Participatory funding and trust-based philanthropy are related trends that seek to shift power towards communities, including beneficiaries, in deciding how funds are allocated. While not always available at scale, these models can improve relevance and legitimacy, and they can reduce the mismatch between funder priorities and lived experience—an issue that frequently affects marginalised groups.
Funders typically require credible evidence that a social enterprise delivers meaningful outcomes, and the strength of this evidence often influences the cost of capital and the size of awards. Approaches range from qualitative storytelling and beneficiary feedback to structured frameworks such as logic models, theory of change, and outcome indicators. More intensive methods may include external evaluations, comparison groups, or social return on investment calculations, though these can be costly and methodologically contested.
Due diligence commonly examines governance, safeguarding, financial controls, data protection, and conflicts of interest. Social enterprises can prepare by maintaining an “investor-ready” pack that includes management accounts, cashflow forecasts, impact reports, policies, and biographies of trustees or directors. Strong transparency tends to improve funding conversations, especially where the organisation’s mission creates trade-offs that must be explicitly managed.
A robust funding strategy usually combines diversified income with clarity about which funding types are appropriate for which costs. Many social enterprises map each funding source to a specific purpose—such as innovation, delivery, infrastructure, or growth—and set internal thresholds for risk (for example, a maximum proportion of income from a single contract). Building reserves is often treated as an impact enabler, because it protects continuity of support for beneficiaries when income fluctuates.
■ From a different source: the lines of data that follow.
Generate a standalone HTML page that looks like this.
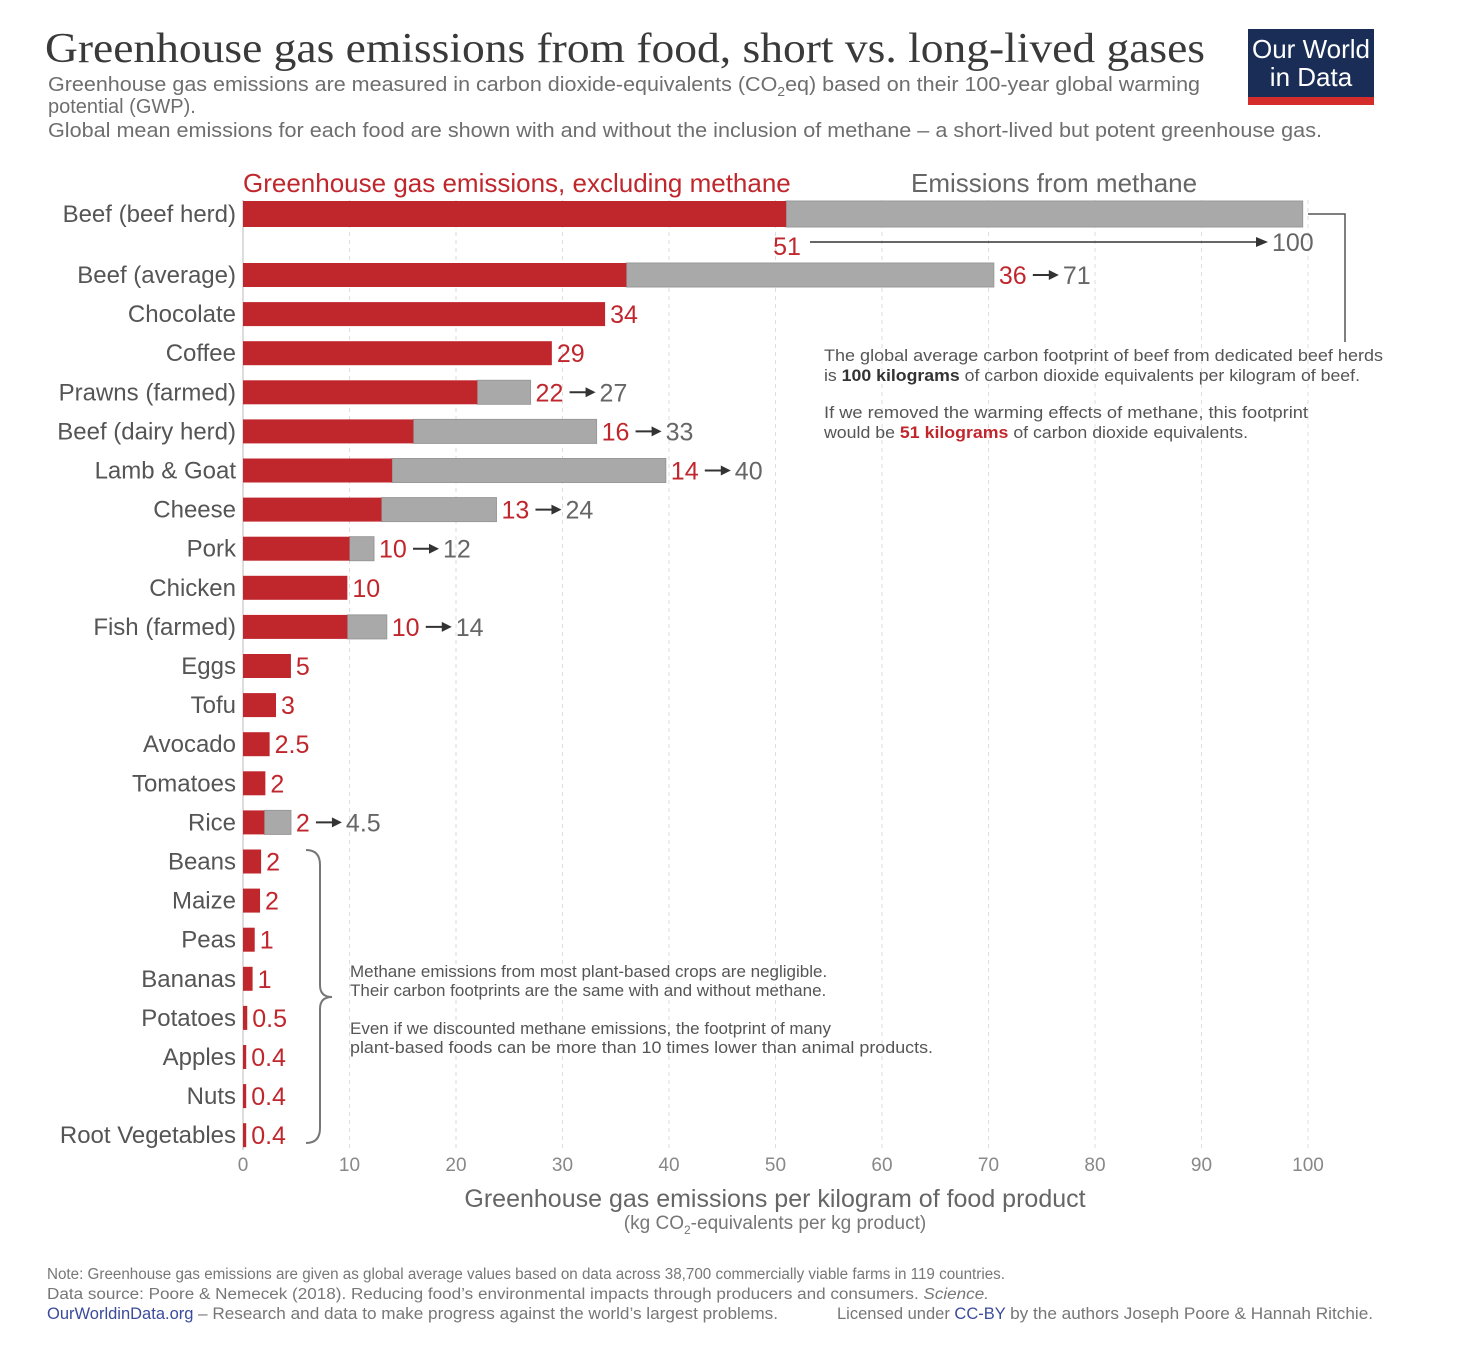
<!DOCTYPE html>
<html><head><meta charset="utf-8"><style>
body{margin:0;background:#fff}
svg text{font-family:"Liberation Sans",sans-serif}
</style></head><body>
<svg id="chart" width="1472" height="1350" xmlns="http://www.w3.org/2000/svg">
<text x="45" y="62" font-size="42" fill="#3a3a3a" textLength="1160" lengthAdjust="spacingAndGlyphs" style="font-family:'Liberation Serif',serif">Greenhouse gas emissions from food, short vs. long-lived gases</text>
<g font-size="20" fill="#6e6e6e">
<text x="48" y="91" textLength="1152" lengthAdjust="spacingAndGlyphs">Greenhouse gas emissions are measured in carbon dioxide-equivalents (CO<tspan font-size="13" dy="5">2</tspan><tspan dy="-5">eq) based on their 100-year global warming</tspan></text>
<text x="48" y="113">potential (GWP).</text>
<text x="48" y="137" textLength="1274" lengthAdjust="spacingAndGlyphs">Global mean emissions for each food are shown with and without the inclusion of methane – a short-lived but potent greenhouse gas.</text>
</g>
<g>
<rect x="1248" y="29" width="126" height="76" fill="#1a2d57"/>
<rect x="1248" y="97" width="126" height="8" fill="#d42b2b"/>
<text x="1311" y="58" font-size="26" fill="#fff" text-anchor="middle">Our World</text>
<text x="1311" y="86" font-size="26" fill="#fff" text-anchor="middle">in Data</text>
</g>
<text x="243" y="192" font-size="26" fill="#c0272d">Greenhouse gas emissions, excluding methane</text>
<text x="911" y="192" font-size="26" fill="#666">Emissions from methane</text>
<g id="grid"></g><g id="bars"></g><g id="labels"></g><g id="ticks"></g>
<g>
<text x="787" y="255" font-size="25" fill="#c0272d" text-anchor="middle">51</text>
<line x1="810" y1="242" x2="1258" y2="242" stroke="#333" stroke-width="1.5"/>
<polygon points="1268,242 1256,237 1256,247" fill="#333"/>
<text x="1272" y="251" font-size="25" fill="#666">100</text>
<polyline points="1308,214 1345,214 1345,342" fill="none" stroke="#555" stroke-width="1.5"/>
<g font-size="17" fill="#555">
<text x="824" y="361" textLength="559" lengthAdjust="spacingAndGlyphs">The global average carbon footprint of beef from dedicated beef herds</text>
<text x="824" y="381" textLength="536" lengthAdjust="spacingAndGlyphs">is <tspan font-weight="bold" fill="#333">100 kilograms</tspan> of carbon dioxide equivalents per kilogram of beef.</text>
<text x="824" y="418" textLength="484" lengthAdjust="spacingAndGlyphs">If we removed the warming effects of methane, this footprint</text>
<text x="824" y="438" textLength="424" lengthAdjust="spacingAndGlyphs">would be <tspan font-weight="bold" fill="#c0272d">51 kilograms</tspan> of carbon dioxide equivalents.</text>
</g></g>
<g>
<path d="M306,850 Q320,850 320,865 L320,985 Q320,997 332,997 Q320,997 320,1009 L320,1128 Q320,1143 306,1143" fill="none" stroke="#777" stroke-width="2"/>
<g font-size="17" fill="#555">
<text x="350" y="977">Methane emissions from most plant-based crops are negligible.</text>
<text x="350" y="996">Their carbon footprints are the same with and without methane.</text>
<text x="350" y="1034">Even if we discounted methane emissions, the footprint of many</text>
<text x="350" y="1053" textLength="583" lengthAdjust="spacingAndGlyphs">plant-based foods can be more than 10 times lower than animal products.</text>
</g></g>
<text x="775" y="1207" font-size="25" fill="#666" text-anchor="middle">Greenhouse gas emissions per kilogram of food product</text>
<text x="775" y="1229" font-size="19" fill="#777" text-anchor="middle">(kg CO<tspan font-size="12" dy="5">2</tspan><tspan dy="-5">-equivalents per kg product)</tspan></text>
<g font-size="15.5" fill="#777">
<text x="47" y="1279" textLength="958" lengthAdjust="spacingAndGlyphs">Note: Greenhouse gas emissions are given as global average values based on data across 38,700 commercially viable farms in 119 countries.</text>
<text x="47" y="1299" textLength="942" lengthAdjust="spacingAndGlyphs">Data source: Poore &amp; Nemecek (2018). Reducing food’s environmental impacts through producers and consumers. <tspan font-style="italic">Science.</tspan></text>
<text x="47" y="1319" font-size="16.5"><tspan fill="#3b4b9b">OurWorldinData.org</tspan> <tspan textLength="580" lengthAdjust="spacingAndGlyphs">– Research and data to make progress against the world’s largest problems.</tspan></text>
<text x="837" y="1319" font-size="16.5">Licensed under <tspan fill="#3b4b9b">CC-BY</tspan> <tspan textLength="363" lengthAdjust="spacingAndGlyphs">by the authors Joseph Poore &amp; Hannah Ritchie.</tspan></text>
</g>
</svg>
<script>
const categories=["Beef (beef herd)","Beef (average)","Chocolate","Coffee","Prawns (farmed)","Beef (dairy herd)","Lamb & Goat","Cheese","Pork","Chicken","Fish (farmed)","Eggs","Tofu","Avocado","Tomatoes","Rice","Beans","Maize","Peas","Bananas","Potatoes","Apples","Nuts","Root Vegetables"];
const excludingMethane=[51,36,34,29,22,16,14,13,10,9.8,9.8,4.5,3.1,2.5,2.1,2,1.7,1.6,1.1,0.9,0.4,0.3,0.3,0.3];
const totalWithMethane=[99.5,70.5,34,29,27,33.2,39.7,23.8,12.3,9.8,13.5,4.5,3.1,2.5,2.1,4.5,1.7,1.6,1.1,0.9,0.4,0.3,0.3,0.3];
const labelExcl=["","36","34","29","22","16","14","13","10","10","10","5","3","2.5","2","2","2","2","1","1","0.5","0.4","0.4","0.4"];
const labelTotal=["","71","","","27","33","40","24","12","","14","","","","","4.5","","","","","","","",""];
const xTicks=[0,10,20,30,40,50,60,70,80,90,100];
const NS="http://www.w3.org/2000/svg";
const x0=243,xs=10.65;
const X=v=>x0+v*xs;
const Y=i=>i===0?214:275+(i-1)*39.1;
function mk(tag,attrs,parent){const e=document.createElementNS(NS,tag);for(const k in attrs)e.setAttribute(k,attrs[k]);parent.appendChild(e);return e;}
const grid=document.getElementById('grid'),bars=document.getElementById('bars'),labels=document.getElementById('labels'),ticks=document.getElementById('ticks');
xTicks.forEach(t=>{
  if(t>0){const l=mk('line',{x1:X(t),x2:X(t),y1:200,y2:1150,stroke:'#ddd','stroke-dasharray':'4,4'},grid);
  
  }
  const tx=mk('text',{x:X(t),y:1171,'font-size':19,fill:'#888','text-anchor':'middle'},ticks);tx.textContent=t;
  
  
});
mk('line',{x1:x0,x2:x0,y1:200,y2:1150,stroke:'#bbb'},grid);
categories.forEach((c,i)=>{
  const y=Y(i),h=i===0?26:24;
  const cl=mk('text',{x:236,y:y+8,'font-size':24,fill:'#555','text-anchor':'end'},labels);cl.textContent=c;
  
  
  if(totalWithMethane[i]>excludingMethane[i]){
    const g=mk('rect',{x:X(excludingMethane[i]),y:y-h/2,width:(totalWithMethane[i]-excludingMethane[i])*xs,height:h,fill:'#a9a9a9',stroke:'#999','stroke-width':1},bars);
    
    
  }
  const r=mk('rect',{x:x0,y:y-h/2,width:Math.max(excludingMethane[i]*xs,3),height:h,fill:'#c0272d'},bars);
  
  
  if(labelExcl[i]){
    const end=X(Math.max(totalWithMethane[i],excludingMethane[i]))+5;
    const t=mk('text',{x:end,y:y+9,'font-size':25,fill:'#c0272d'},labels);t.textContent=labelExcl[i];
    
    
    if(labelTotal[i]){
      const w=labelExcl[i].length*14;
      const ax=end+w+6;
      mk('line',{x1:ax,x2:ax+18,y1:y,y2:y,stroke:'#333','stroke-width':2},labels);
      mk('polygon',{points:`${ax+26},${y} ${ax+16},${y-5} ${ax+16},${y+5}`,fill:'#333'},labels);
      const t2=mk('text',{x:ax+30,y:y+9,'font-size':25,fill:'#666'},labels);t2.textContent=labelTotal[i];
      
      
    }
  }
});
</script>
</body></html>
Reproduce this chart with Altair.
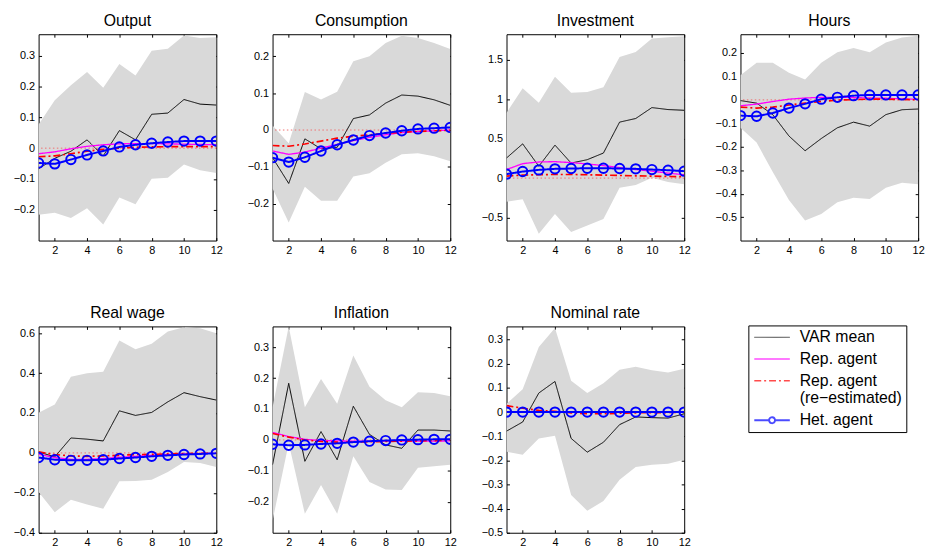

Common pitfalls include under-pricing services, relying on short-term grants for permanent roles, taking on contracts that shift excessive risk onto the provider, and accepting investment without realistic repayment capacity. Other issues are mission drift and reporting overload, where the organisation spends more time proving impact than delivering it. Good practice includes negotiating full cost recovery, aligning monitoring requirements with what is genuinely useful for learning, and strengthening governance so that finance and mission are reviewed together rather than in isolation.
Access to funding is often shaped by relationships as much as by spreadsheets, and founder networks can affect introductions to grant-makers, commissioners, and mission-aligned investors. Purpose-driven workspace communities can help by hosting pitch practice sessions, offering peer review of budgets and tenders, and enabling informal learning through shared kitchens, roof terraces, and member events where founders compare what terms they accepted and why.
In London’s impact economy, social enterprise funding is best understood as a toolkit rather than a single pathway. The most resilient organisations tend to be those that match money to mission, choose instruments that fit their cashflow reality, and invest in the governance and evidence needed to maintain trust with communities, partners, and funders over the long term.